Don't Get Mad, Get Curious
The irony of me, a person who is known among embarrassingly wide circles to be occasionally hot-headed, writing about not getting mad, is sure to make those who know me in real life chuckle. But hear me out. Yes, I have a temper. Yes, I am quick to use sharp words. And, yes, I see that this is an emotional response that generally leads me to more problems than solutions.
This is why I'm trying to learn from past mistakes and get curious as a response to conflict rather than getting angry. It doesn't always work, but it has been less of a struggle to curb my temper and interrogate a problem's true cause ever since it so directly benefited my family's cohesion and my daughter's health back when my older girl started school.
When my older Smartling had just started Kindergarten she suddenly stopped listening to me. It was enraging. I could call for her and call for her, and she'd refuse to answer until I was fairly screaming at her. It took multiple tries at asking her to do something before she'd finally do it. I could ask her a direct question as she was doing other things, and she'd stonewall me.

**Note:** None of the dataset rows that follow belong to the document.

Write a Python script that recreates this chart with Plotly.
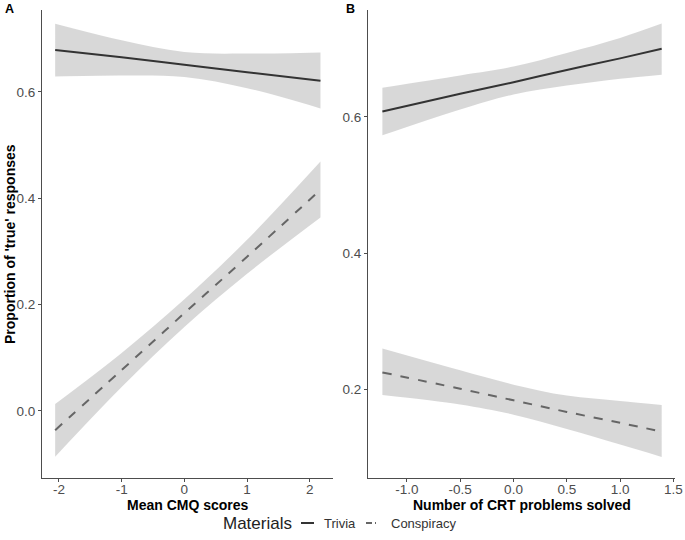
import plotly.graph_objects as go

# Panel A: Mean CMQ scores
a_x = [-2.06, -1.0, 0.0, 1.0, 2.17]
a_trivia = [0.679, 0.665, 0.651, 0.637, 0.621]
a_trivia_lo = [0.629, 0.631, 0.628, 0.607, 0.569]
a_trivia_hi = [0.728, 0.697, 0.675, 0.672, 0.674]
a_consp = [-0.036, 0.077, 0.184, 0.290, 0.416]
a_consp_lo = [-0.086, 0.045, 0.158, 0.258, 0.364]
a_consp_hi = [0.013, 0.109, 0.210, 0.322, 0.469]

# Panel B: Number of CRT problems solved
b_x = [-1.23, -0.5, 0.0, 0.5, 1.0, 1.39]
b_trivia = [0.608, 0.634, 0.651, 0.669, 0.686, 0.700]
b_trivia_lo = [0.573, 0.611, 0.633, 0.646, 0.656, 0.662]
b_trivia_hi = [0.643, 0.661, 0.674, 0.694, 0.716, 0.737]
b_consp = [0.225, 0.201, 0.184, 0.167, 0.151, 0.138]
b_consp_lo = [0.192, 0.178, 0.163, 0.142, 0.119, 0.101]
b_consp_hi = [0.260, 0.228, 0.207, 0.191, 0.183, 0.177]

a_xticks = [-2, -1, 0, 1, 2]
a_yticks = [0.0, 0.2, 0.4, 0.6]
b_xticks = [-1.0, -0.5, 0.0, 0.5, 1.0, 1.5]
b_yticks = [0.2, 0.4, 0.6]

BAND = "rgba(153,153,153,0.38)"
FONT = "Liberation Sans, Arial, sans-serif"

fig = go.Figure()

def add_band(xs, lo, hi, xa, ya):
    fig.add_trace(go.Scatter(x=xs, y=lo, mode="lines", line=dict(width=0, shape="spline"),
                             hoverinfo="skip", showlegend=False, xaxis=xa, yaxis=ya))
    fig.add_trace(go.Scatter(x=xs, y=hi, mode="lines", line=dict(width=0, shape="spline"),
                             fill="tonexty", fillcolor=BAND,
                             hoverinfo="skip", showlegend=False, xaxis=xa, yaxis=ya))

def add_line(xs, ys, dash, color, xa, ya):
    fig.add_trace(go.Scatter(x=xs, y=ys, mode="lines", showlegend=False,
                             line=dict(color=color, width=2, dash=dash, shape="spline"),
                             xaxis=xa, yaxis=ya))

add_band(a_x, a_trivia_lo, a_trivia_hi, "x", "y")
add_band(a_x, a_consp_lo, a_consp_hi, "x", "y")
add_band(b_x, b_trivia_lo, b_trivia_hi, "x2", "y2")
add_band(b_x, b_consp_lo, b_consp_hi, "x2", "y2")
add_line(a_x, a_trivia, "solid", "#333333", "x", "y")
add_line(a_x, a_consp, "dash", "#666666", "x", "y")
add_line(b_x, b_trivia, "solid", "#333333", "x2", "y2")
add_line(b_x, b_consp, "dash", "#666666", "x2", "y2")

axis_common = dict(showgrid=False, zeroline=False, showline=True, linecolor="#4d4d4d",
                   linewidth=1.2, ticks="outside", ticklen=3, tickcolor="#4d4d4d",
                   automargin=False,
                   tickfont=dict(family=FONT, size=13.5, color="#4d4d4d"))
xaxis_extra = dict(ticklabelstandoff=-4)

# plot area in pixels: l=42, r=10, t=10, b=62 -> 633 x 468
def px_x(px):
    return (px - 42) / 633.0

def px_y(py):
    return (478 - py) / 468.0

def txt(text, x, y, size, color, xanchor="left", angle=0):
    return dict(text=text, xref="paper", yref="paper", x=px_x(x), y=px_y(y),
                xanchor=xanchor, yanchor="middle", showarrow=False, textangle=angle,
                font=dict(family=FONT, size=size, color=color))

LEG_Y = 523
annotations = [
    txt("<b>A</b>", 3, 9, 12.5, "black"),
    txt("<b>B</b>", 344, 9, 12.5, "black"),
    txt("<b>Mean CMQ scores</b>", 187.5, 505, 14, "black", "center"),
    txt("<b>Number of CRT problems solved</b>", 521.5, 505, 14, "black", "center"),
    txt("<b>Proportion of 'true' responses</b>", 10, 244, 14, "black", "center", -90),
    txt("Materials", 221, LEG_Y, 17, "#222222"),
    txt("Trivia", 322, LEG_Y, 13, "#333333"),
    txt("Conspiracy", 389, LEG_Y, 13, "#333333"),
]
shapes = [
    dict(type="line", xref="paper", yref="paper", x0=px_x(301), x1=px_x(314),
         y0=px_y(LEG_Y), y1=px_y(LEG_Y), line=dict(color="#333333", width=2)),
    dict(type="line", xref="paper", yref="paper", x0=px_x(366), x1=px_x(376),
         y0=px_y(LEG_Y), y1=px_y(LEG_Y), line=dict(color="#666666", width=2, dash="6px,3px,2px")),
]

fig.update_layout(
    width=685, height=540,
    paper_bgcolor="white", plot_bgcolor="white",
    margin=dict(l=42, r=10, t=10, b=62),
    font=dict(family=FONT),
    showlegend=False,
    xaxis=dict(domain=[0, px_x(333)], range=[-2.27, 2.37], tickvals=a_xticks,
               ticktext=[str(v) for v in a_xticks], anchor="y", **axis_common, **xaxis_extra),
    yaxis=dict(domain=[0, 1], range=[-0.126, 0.754], tickvals=a_yticks,
               ticktext=[f"{v:.1f}" for v in a_yticks], anchor="x", **axis_common),
    xaxis2=dict(domain=[px_x(368), 1.0], range=[-1.365, 1.515], tickvals=b_xticks,
                ticktext=[f"{v:.1f}" for v in b_xticks], anchor="y2", **axis_common, **xaxis_extra),
    yaxis2=dict(domain=[0, 1], range=[0.070, 0.757], tickvals=b_yticks,
                ticktext=[f"{v:.1f}" for v in b_yticks], anchor="x2", **axis_common),
    annotations=annotations,
    shapes=shapes,
)

fig.write_html("out.html", config={"displayModeBar": False},
               post_script="document.body.style.margin='0px';")
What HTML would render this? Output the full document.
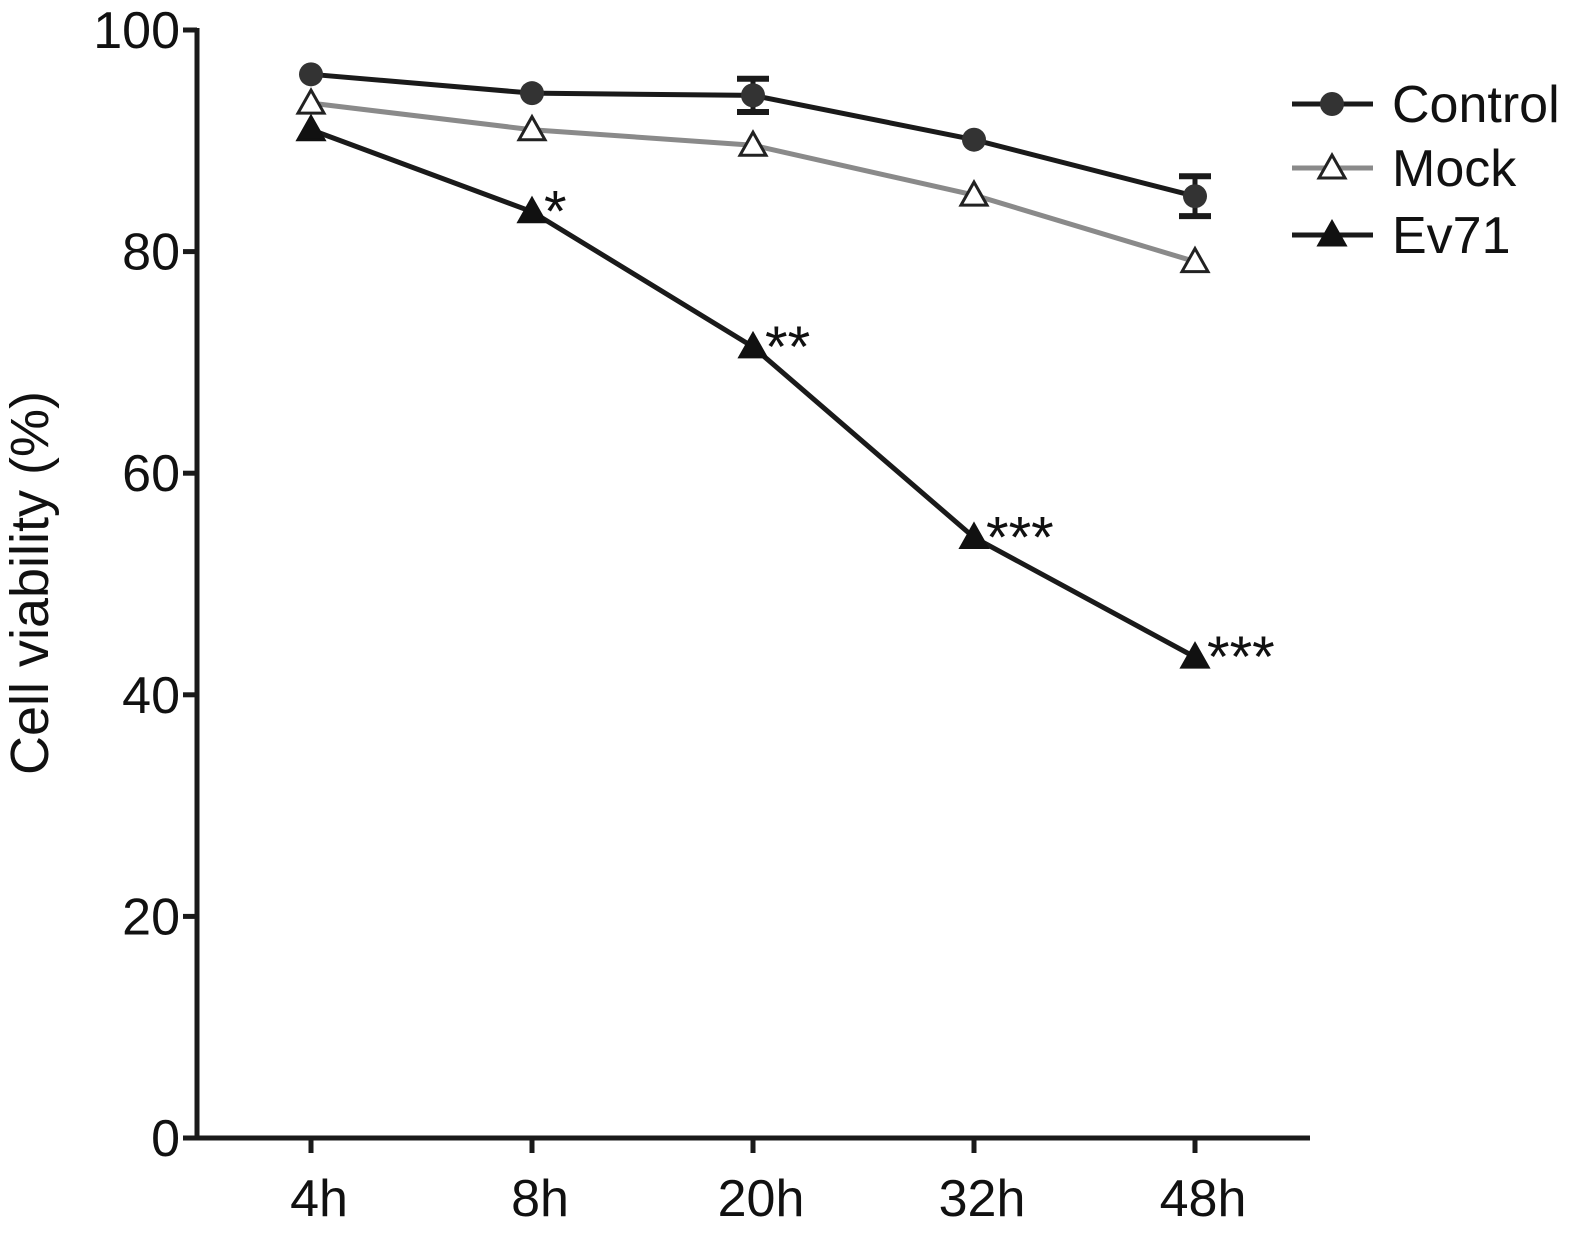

It made me crazy. I can remember yelling at her until my voice hurt because, COME ON, I'm right here, asking you a simple question, how DARE you be so rude as to refuse to answer. I didn't raise her to act this way. Was it some influence at school, some sort of Kindergarten sass that I had to contend with? Was it a normal developmental stage - is this just how 5 year-olds are? Was it some kind of delayed sibling rivalry, some kind of expression of jealousy toward her younger sister?
Regardless of its cause, her not listening to me was total bullshit. And it was. It was total bullshit.
Because, luckily, before I started implementing the complex systems of punishment and rewards that friends recommended, before handing out time-outs for non-responsiveness, before denying privileges in response to silence, I took her to get her hearing checked. Maybe, I questioned, her problem wasn't that she wasn't listening, but rather that she couldn't hear?
And that was exactly the right question to ask, because it turned out that she had significant hearing loss due to fluid build-up behind her ears. Her not listening to me WAS total bullshit, because it wasn't real. She was listening just fine; she just couldn't hear.
The fix was easy enough, and after having tubes put in her ears she was fine again. But thank goodness I took a break from being mad to get curious because the fixes I was headed toward - behavior charts, punishments, stern lectures - would never have addressed the actual problem. Like I said, I learned a great lesson from that experience.
Because, to be completely honest, getting mad is hardwired into my nature. You know how I bitch about my fiery younger Smartling and her lusty rages? Well, she comes by it honestly. I'm no stranger to yelling, ranting, raving, and responding to any number of emotions, sensations, and situations with anger. Like the book says, I DO get mad! I do! All the time!
I'm an excellent photographer, and you know it.
But, as the sign on the carpet cleaning business near my house informs me*, "It is more difficult to think than it is to react." The unspoken second part of this aphorism, probably left off because the reader board is only so big, is that thinking is worth the effort. Thinking asks questions. Thinking identifies and solves problems. Thinking brings people together through shared inquiry. Blind reaction can do these things, on occasion, hit-and-miss, depending on luck. But it can also do the opposite. Reacting without questioning that to which one reacts can lead one to, say, yell at and punish a temporarily hearing-impaired child for their impairment.
Thinking is harder, yes, and it is smarter. Being curious in place of being reactively angry takes more time, more work, and more energy. It allows for the possibility of being wrong, which means that curiosity also requires vulnerability.
But what wonderful possibilities lie in uncertainty! As Jerry Brown explains in The Atlantic Monthly:
"I find that a lot of people are more invested in position-taking than they are in the inquiry... Generally speaking, I am in the inquiry. I live in the question. People have so many positions, and usually the evidence is not strong enough for them really to be so confident in those conclusions. There are just a lot of things that are not certain."
What if we reveled in our uncertainty and dedicated ourselves to being in the inquiry?
What would it look like to prize curiosity and a questioning mind over committing to fast conclusions and being right?
How much more effective would our parenting be if we allowed ourselves the space to experiment, to ask, to communicate, to occasionally be wrong?
How much more respectful would our relationships be if we functioned under the assumption that we don't know everything about a person or an interaction?
What would our politics look like if more of the words coming out of politicians' and pundits' mouths were honest, hard, complicated questions rather than competing reactive assertions, claims, and declarative statements?
What could we gain from asking a question and then putting our reactive ego aside long enough to listen to the answer?
I'm not going to answer these questions for you. You have to examine them and answer for yourself. But I am going to encourage you to ask them, to be curious, to live in inquiry. It's more painful admitting that you don't know, that you're uncertain. And it's the only way to actually learn, to solve, to communicate, and to grow.
Join me in not knowing. Join me in being curious. Join me in asking. And forgive me when I, inevitably, sometimes get mad.
*I do find inspiration in strange places.